Implications of Community Property
The court also discussed the implications of community property in relation to the insurance policies at issue. It acknowledged that the policies had been purchased using community funds, which provided Winifred with a vested interest in the policies despite her not being a direct party to the original insurance agreements. The court cited relevant case law to support the notion that both spouses in a marriage have equal interests in community property, which extends to benefits derived from such property, including life insurance policies. This understanding reinforced the court's conclusion that Winifred had the right to seek reformation, as her vested interest was recognized by law regardless of her formal status in the original contracts. The court's recognition of community property principles played a crucial role in affirming the plaintiffs' claims and underscored the equitable considerations applicable in family law matters.
Conclusion of the Court
In conclusion, the court affirmed the trial court's judgment in favor of Winifred Orcutt and her children, allowing them to reform the life insurance policies and recover the death benefits payable under the provisions of those policies.

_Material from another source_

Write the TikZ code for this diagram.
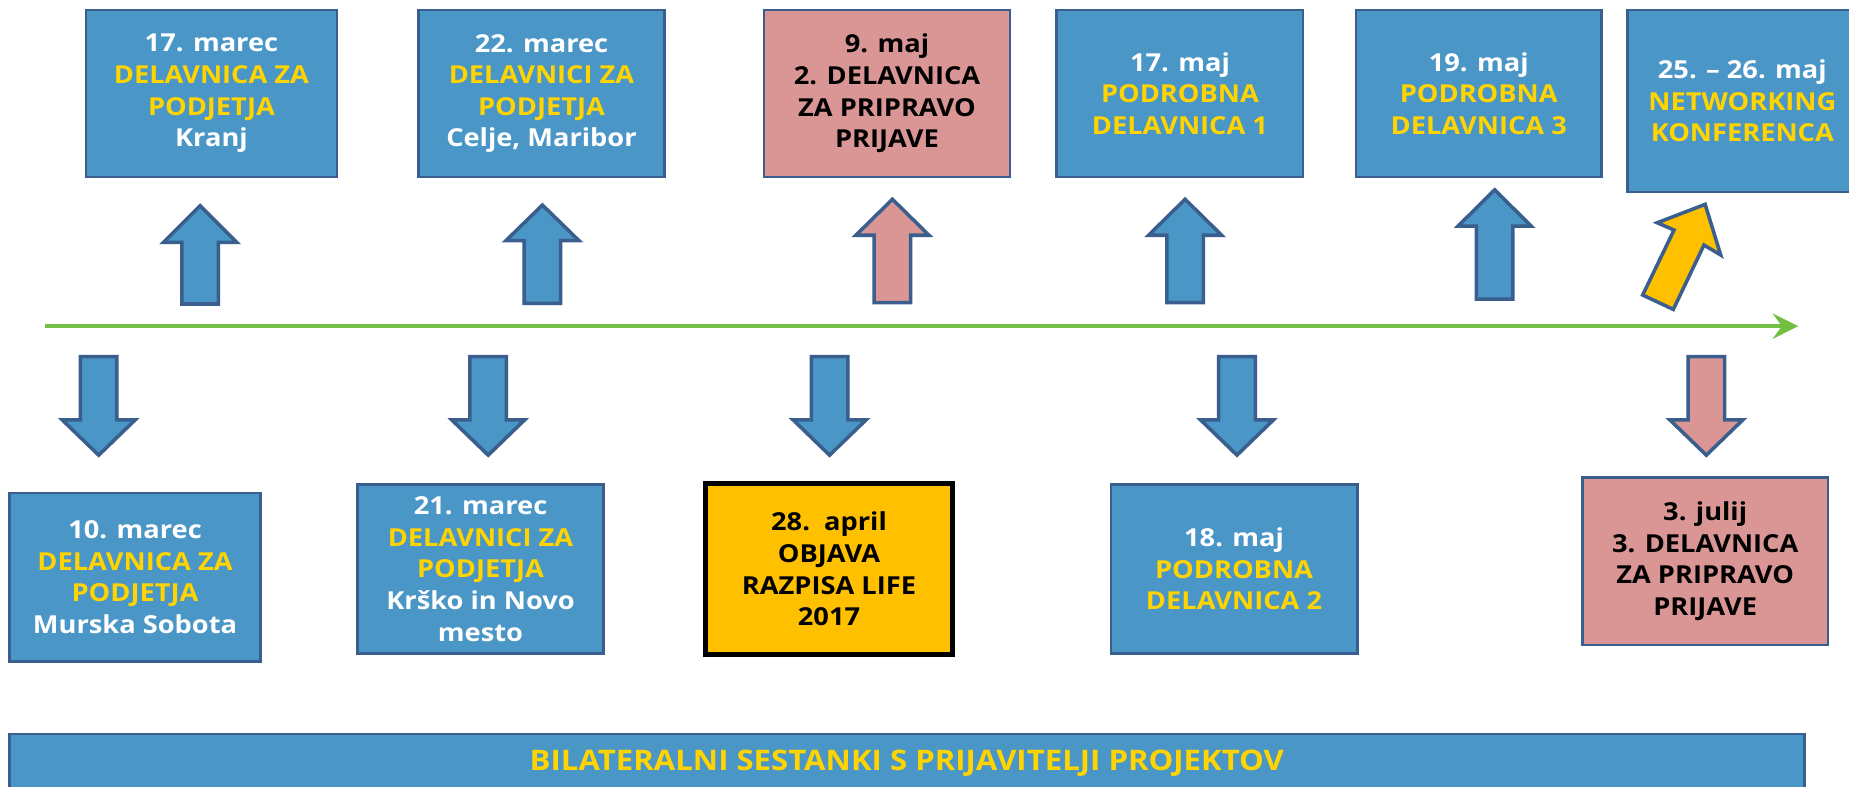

The court established that the plaintiffs had the capacity to sue due to their vested interests acquired upon Harold Orcutt's death, and that their claim for reformation was valid, having arisen from mutual mistake. The court further determined that the plaintiffs acted with reasonable diligence in pursuing their claim, countering the appellants' assertions of laches. Ultimately, the court's ruling underscored the importance of protecting the rights of beneficiaries in insurance transactions and the necessity of ensuring that contractual documents accurately reflect the intentions of the parties involved. The court's decision reinforced the principles of equity and justice within the realm of family law and insurance contracts.